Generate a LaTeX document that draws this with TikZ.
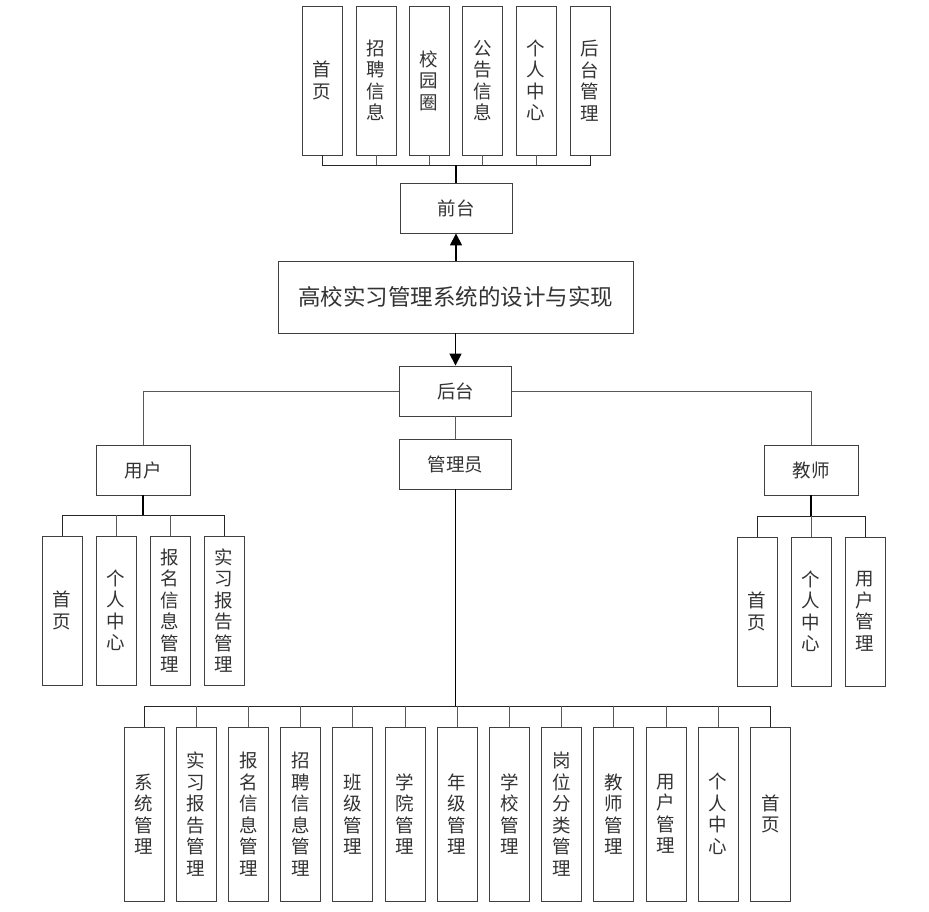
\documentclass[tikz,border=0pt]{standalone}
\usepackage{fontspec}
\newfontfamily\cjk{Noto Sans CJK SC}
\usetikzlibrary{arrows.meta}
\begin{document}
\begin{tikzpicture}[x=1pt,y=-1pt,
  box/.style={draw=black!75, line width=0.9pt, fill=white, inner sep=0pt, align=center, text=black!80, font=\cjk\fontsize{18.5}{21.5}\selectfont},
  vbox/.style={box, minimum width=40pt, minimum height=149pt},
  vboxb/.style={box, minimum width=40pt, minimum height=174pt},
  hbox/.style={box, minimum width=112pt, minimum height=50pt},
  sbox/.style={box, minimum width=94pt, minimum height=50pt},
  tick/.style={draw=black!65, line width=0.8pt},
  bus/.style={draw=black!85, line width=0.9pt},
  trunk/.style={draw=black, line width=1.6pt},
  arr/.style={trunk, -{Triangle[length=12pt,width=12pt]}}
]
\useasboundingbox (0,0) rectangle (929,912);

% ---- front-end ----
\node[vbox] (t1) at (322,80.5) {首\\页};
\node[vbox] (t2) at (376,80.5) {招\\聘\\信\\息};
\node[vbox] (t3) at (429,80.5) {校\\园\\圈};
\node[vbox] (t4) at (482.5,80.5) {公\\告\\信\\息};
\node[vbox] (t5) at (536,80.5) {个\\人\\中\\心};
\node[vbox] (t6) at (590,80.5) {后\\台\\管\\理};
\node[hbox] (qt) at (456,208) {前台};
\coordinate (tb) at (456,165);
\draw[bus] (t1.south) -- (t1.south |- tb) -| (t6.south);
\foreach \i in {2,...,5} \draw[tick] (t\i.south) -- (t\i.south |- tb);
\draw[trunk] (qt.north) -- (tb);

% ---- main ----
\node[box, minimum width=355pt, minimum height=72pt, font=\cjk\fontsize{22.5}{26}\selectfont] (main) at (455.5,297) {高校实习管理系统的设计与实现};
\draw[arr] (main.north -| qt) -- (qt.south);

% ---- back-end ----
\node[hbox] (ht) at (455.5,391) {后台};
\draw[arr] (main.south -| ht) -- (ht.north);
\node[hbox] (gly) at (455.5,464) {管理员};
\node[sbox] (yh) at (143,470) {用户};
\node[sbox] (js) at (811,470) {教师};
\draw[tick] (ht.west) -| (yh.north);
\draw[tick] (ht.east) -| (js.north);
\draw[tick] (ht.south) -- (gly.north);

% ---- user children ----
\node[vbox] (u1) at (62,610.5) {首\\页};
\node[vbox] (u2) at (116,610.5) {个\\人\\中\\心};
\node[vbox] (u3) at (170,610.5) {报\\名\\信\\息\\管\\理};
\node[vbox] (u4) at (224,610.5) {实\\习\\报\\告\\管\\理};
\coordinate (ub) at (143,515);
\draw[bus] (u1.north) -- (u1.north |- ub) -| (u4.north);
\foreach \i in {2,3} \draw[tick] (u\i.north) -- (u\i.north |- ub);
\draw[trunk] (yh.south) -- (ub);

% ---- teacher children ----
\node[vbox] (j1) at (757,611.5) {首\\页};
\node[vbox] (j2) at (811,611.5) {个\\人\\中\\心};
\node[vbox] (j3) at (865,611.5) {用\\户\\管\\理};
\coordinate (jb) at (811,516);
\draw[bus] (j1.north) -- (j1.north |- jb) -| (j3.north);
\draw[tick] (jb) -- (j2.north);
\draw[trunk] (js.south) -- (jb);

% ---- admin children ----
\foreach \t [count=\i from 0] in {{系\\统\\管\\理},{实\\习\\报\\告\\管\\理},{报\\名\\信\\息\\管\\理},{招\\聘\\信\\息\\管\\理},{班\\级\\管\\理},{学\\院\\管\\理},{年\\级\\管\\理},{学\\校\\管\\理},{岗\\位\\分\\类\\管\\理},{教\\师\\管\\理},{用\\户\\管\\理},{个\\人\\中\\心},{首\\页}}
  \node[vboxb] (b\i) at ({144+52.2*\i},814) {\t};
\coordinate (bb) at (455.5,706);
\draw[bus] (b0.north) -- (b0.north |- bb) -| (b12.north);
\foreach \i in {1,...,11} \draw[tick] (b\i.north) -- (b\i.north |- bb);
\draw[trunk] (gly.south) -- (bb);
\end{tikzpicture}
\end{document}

**To be done**: Write out each line again precisely as it appears, skipping every picture.

**Problem solution**:
Generate a LaTeX document that draws this with TikZ.
\documentclass[tikz,border=0pt]{standalone}
\usepackage{fontspec}
\newfontfamily\cjk{Noto Sans CJK SC}
\usetikzlibrary{arrows.meta}
\begin{document}
\begin{tikzpicture}[x=1pt,y=-1pt,
  box/.style={draw=black!75, line width=0.9pt, fill=white, inner sep=0pt, align=center, text=black!80, font=\cjk\fontsize{18.5}{21.5}\selectfont},
  vbox/.style={box, minimum width=40pt, minimum height=149pt},
  vboxb/.style={box, minimum width=40pt, minimum height=174pt},
  hbox/.style={box, minimum width=112pt, minimum height=50pt},
  sbox/.style={box, minimum width=94pt, minimum height=50pt},
  tick/.style={draw=black!65, line width=0.8pt},
  bus/.style={draw=black!85, line width=0.9pt},
  trunk/.style={draw=black, line width=1.6pt},
  arr/.style={trunk, -{Triangle[length=12pt,width=12pt]}}
]
\useasboundingbox (0,0) rectangle (929,912);

% ---- front-end ----
\node[vbox] (t1) at (322,80.5) {首\\页};
\node[vbox] (t2) at (376,80.5) {招\\聘\\信\\息};
\node[vbox] (t3) at (429,80.5) {校\\园\\圈};
\node[vbox] (t4) at (482.5,80.5) {公\\告\\信\\息};
\node[vbox] (t5) at (536,80.5) {个\\人\\中\\心};
\node[vbox] (t6) at (590,80.5) {后\\台\\管\\理};
\node[hbox] (qt) at (456,208) {前台};
\coordinate (tb) at (456,165);
\draw[bus] (t1.south) -- (t1.south |- tb) -| (t6.south);
\foreach \i in {2,...,5} \draw[tick] (t\i.south) -- (t\i.south |- tb);
\draw[trunk] (qt.north) -- (tb);

% ---- main ----
\node[box, minimum width=355pt, minimum height=72pt, font=\cjk\fontsize{22.5}{26}\selectfont] (main) at (455.5,297) {高校实习管理系统的设计与实现};
\draw[arr] (main.north -| qt) -- (qt.south);

% ---- back-end ----
\node[hbox] (ht) at (455.5,391) {后台};
\draw[arr] (main.south -| ht) -- (ht.north);
\node[hbox] (gly) at (455.5,464) {管理员};
\node[sbox] (yh) at (143,470) {用户};
\node[sbox] (js) at (811,470) {教师};
\draw[tick] (ht.west) -| (yh.north);
\draw[tick] (ht.east) -| (js.north);
\draw[tick] (ht.south) -- (gly.north);

% ---- user children ----
\node[vbox] (u1) at (62,610.5) {首\\页};
\node[vbox] (u2) at (116,610.5) {个\\人\\中\\心};
\node[vbox] (u3) at (170,610.5) {报\\名\\信\\息\\管\\理};
\node[vbox] (u4) at (224,610.5) {实\\习\\报\\告\\管\\理};
\coordinate (ub) at (143,515);
\draw[bus] (u1.north) -- (u1.north |- ub) -| (u4.north);
\foreach \i in {2,3} \draw[tick] (u\i.north) -- (u\i.north |- ub);
\draw[trunk] (yh.south) -- (ub);

% ---- teacher children ----
\node[vbox] (j1) at (757,611.5) {首\\页};
\node[vbox] (j2) at (811,611.5) {个\\人\\中\\心};
\node[vbox] (j3) at (865,611.5) {用\\户\\管\\理};
\coordinate (jb) at (811,516);
\draw[bus] (j1.north) -- (j1.north |- jb) -| (j3.north);
\draw[tick] (jb) -- (j2.north);
\draw[trunk] (js.south) -- (jb);

% ---- admin children ----
\foreach \t [count=\i from 0] in {{系\\统\\管\\理},{实\\习\\报\\告\\管\\理},{报\\名\\信\\息\\管\\理},{招\\聘\\信\\息\\管\\理},{班\\级\\管\\理},{学\\院\\管\\理},{年\\级\\管\\理},{学\\校\\管\\理},{岗\\位\\分\\类\\管\\理},{教\\师\\管\\理},{用\\户\\管\\理},{个\\人\\中\\心},{首\\页}}
  \node[vboxb] (b\i) at ({144+52.2*\i},814) {\t};
\coordinate (bb) at (455.5,706);
\draw[bus] (b0.north) -- (b0.north |- bb) -| (b12.north);
\foreach \i in {1,...,11} \draw[tick] (b\i.north) -- (b\i.north |- bb);
\draw[trunk] (gly.south) -- (bb);
\end{tikzpicture}
\end{document}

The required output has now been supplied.